[Start DATA EXTRACT]

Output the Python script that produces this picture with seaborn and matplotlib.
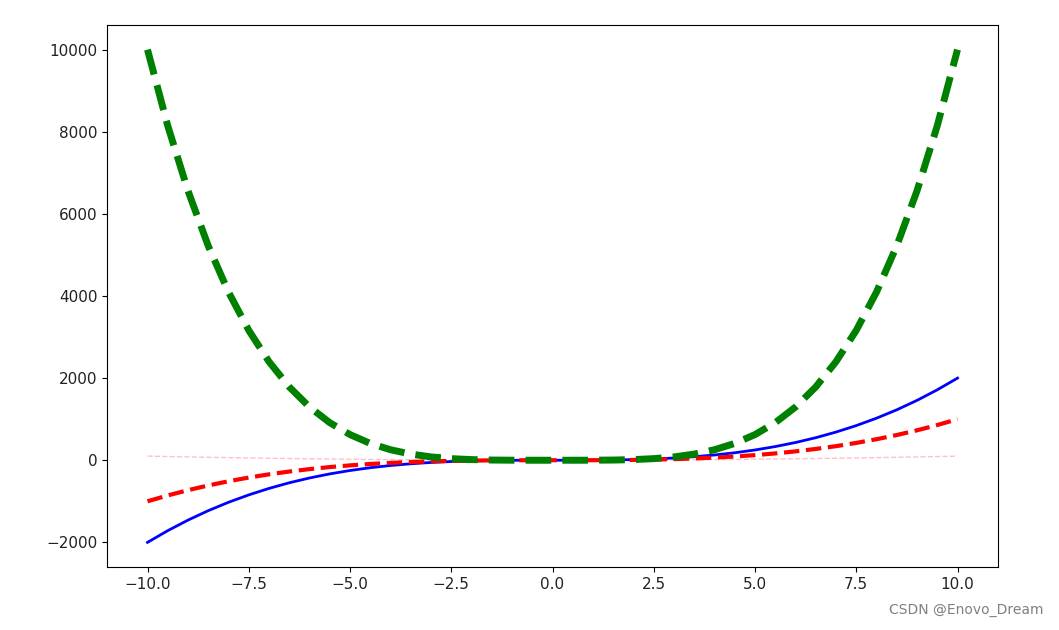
import matplotlib
matplotlib.use("Agg")
import matplotlib.pyplot as plt
import seaborn as sns
import pandas as pd

x = [-10, -9.5, -9, -8.5, -8, -7.5, -7, -6.5, -6, -5.5, -5, -4.5, -4, -3.5, -3, -2.5, -2, -1.5, -1, -0.5, 0,
     0.5, 1, 1.5, 2, 2.5, 3, 3.5, 4, 4.5, 5, 5.5, 6, 6.5, 7, 7.5, 8, 8.5, 9, 9.5, 10]
pink = [100, 90, 81, 72, 64, 56, 49, 42, 36, 30, 25, 20, 16, 12, 9, 6, 4, 2, 1, 0, 0,
        0, 1, 2, 4, 6, 9, 12, 16, 20, 25, 30, 36, 42, 49, 56, 64, 72, 81, 90, 100]
blue = [-2000, -1715, -1458, -1228, -1024, -844, -686, -549, -432, -333, -250, -182, -128, -86, -54, -31, -16, -7, -2, 0, 0,
        0, 2, 7, 16, 31, 54, 86, 128, 182, 250, 333, 432, 549, 686, 844, 1024, 1228, 1458, 1715, 2000]
red = [-1000, -857, -729, -614, -512, -422, -343, -275, -216, -166, -125, -91, -64, -43, -27, -16, -8, -3, -1, 0, 0,
       0, 1, 3, 8, 16, 27, 43, 64, 91, 125, 166, 216, 275, 343, 422, 512, 614, 729, 857, 1000]
green = [10000, 8145, 6561, 5220, 4096, 3164, 2401, 1785, 1296, 915, 625, 410, 256, 150, 81, 39, 16, 5, 1, 0, 0,
         0, 1, 5, 16, 39, 81, 150, 256, 410, 625, 915, 1296, 1785, 2401, 3164, 4096, 5220, 6561, 8145, 10000]

df = pd.DataFrame({"x": x, "pink": pink, "blue": blue, "red": red, "green": green})

fig = plt.figure(figsize=(10.59, 6.3), dpi=100)
ax = fig.add_axes([107/1059, 1-567/630, (998-107)/1059, (567-25)/630])
sns.lineplot(data=df, x="x", y="pink", ax=ax, color="pink", lw=1, linestyle="--")
sns.lineplot(data=df, x="x", y="blue", ax=ax, color="blue", lw=2)
sns.lineplot(data=df, x="x", y="red", ax=ax, color="red", lw=3, linestyle="--")
sns.lineplot(data=df, x="x", y="green", ax=ax, color="green", lw=5, linestyle="--")
ax.set_xlabel("")
ax.set_ylabel("")
ax.set_xlim(-11, 11)
ax.set_ylim(-2600, 10600)
ax.set_xticks([-10, -7.5, -5, -2.5, 0, 2.5, 5, 7.5, 10])
ax.set_yticks([-2000, 0, 2000, 4000, 6000, 8000, 10000])
ax.tick_params(labelsize=11, labelcolor="#222222")
fig.text(0.985, 0.02, "CSDN @Enovo_Dream", ha="right", va="bottom", color="gray", fontsize=10)
fig.savefig("out.png", dpi=100)
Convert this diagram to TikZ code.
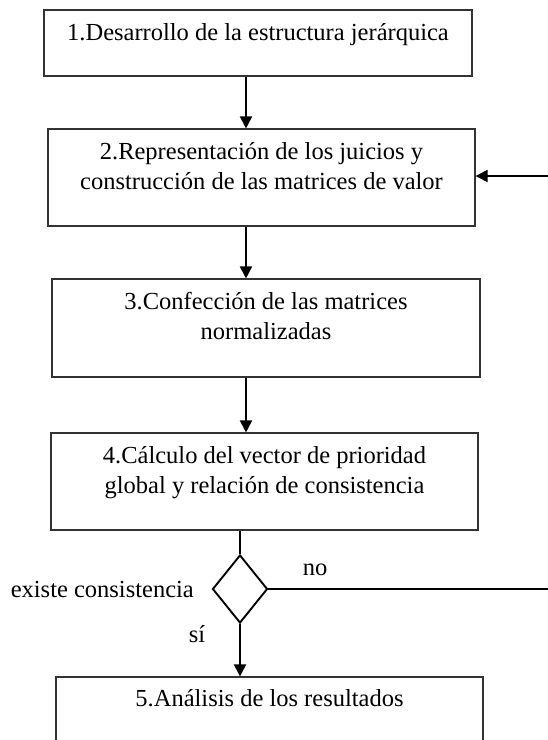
\documentclass[tikz,border=0pt]{standalone}
\usepackage{fontspec}
\setmainfont{Liberation Serif}
\usetikzlibrary{arrows.meta,shapes.geometric,calc}
\begin{document}
\begin{tikzpicture}[x=1pt,y=-1pt,
  box/.style={draw=black!80, line width=1.1pt, inner sep=0pt},
  arr/.style={line width=1.9pt, -{Triangle[length=12pt,width=12pt]}},
  ln/.style={line width=1.9pt},
  txt/.style={inner sep=0pt, anchor=base, font=\fontsize{24.5}{30}\selectfont}]
\useasboundingbox (0,0) rectangle (548,740);
\clip (0,0) rectangle (548,740);
\fill[white] (0,0) rectangle (548,740);
% boxes
\node[box, minimum width=428pt, minimum height=66pt] (b1) at (258,43) {};
\node[box, minimum width=427pt, minimum height=97pt] (b2) at (261.5,177.5) {};
\node[box, minimum width=428pt, minimum height=98pt] (b3) at (266,328) {};
\node[box, minimum width=427pt, minimum height=97pt] (b4) at (264.5,481.5) {};
\node[box, minimum width=427pt, minimum height=100pt] (b5) at (269.5,727) {};
\node[diamond, draw, ln, minimum width=55pt, minimum height=68pt, inner sep=0pt] (d) at (240,589) {};
% texts
\node[txt] (t1) at (258,40) {1.Desarrollo de la estructura jerárquica};
\node[txt] (t2) at (261.5,159) {\begin{tabular}[t]{@{}c@{}}2.Representación de los juicios y\\construcción de las matrices de valor\end{tabular}};
\node[txt] (t3) at (266,309) {\begin{tabular}[t]{@{}c@{}}3.Confección de las matrices\\normalizadas\end{tabular}};
\node[txt] (t4) at (264.5,463) {\begin{tabular}[t]{@{}c@{}}4.Cálculo del vector de prioridad\\global y relación de consistencia\end{tabular}};
\node[txt] (t5) at (269.5,706) {5.Análisis de los resultados};
\node[txt] (no) at (315,575) {no};
\node[txt, anchor=base east] (ec) at (194,597) {existe consistencia};
\node[txt] (si) at (197,642) {sí};
% connectors
\coordinate (u) at (246,0);
\coordinate (v) at (240,0);
\coordinate (r) at (548,176);
\coordinate (r2) at (548,0);
\draw[arr] (b1.south -| u) -- (b2.north -| u);
\draw[arr] (b2.south -| u) -- (b3.north -| u);
\draw[arr] (b3.south -| u) -- (b4.north -| u);
\draw[ln] (b4.south -| v) -- (d.north);
\draw[arr] (d.south) -- (b5.north -| v);
\draw[ln] (d.east) -- (d.east -| r2);
\draw[arr] (r) -- (r -| b2.east);
\end{tikzpicture}
\end{document}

[End DATA EXTRACT]

TO DO » For the listing above, give the number of lines in which the string "this" occurs, and nothing else.

REPLY » 2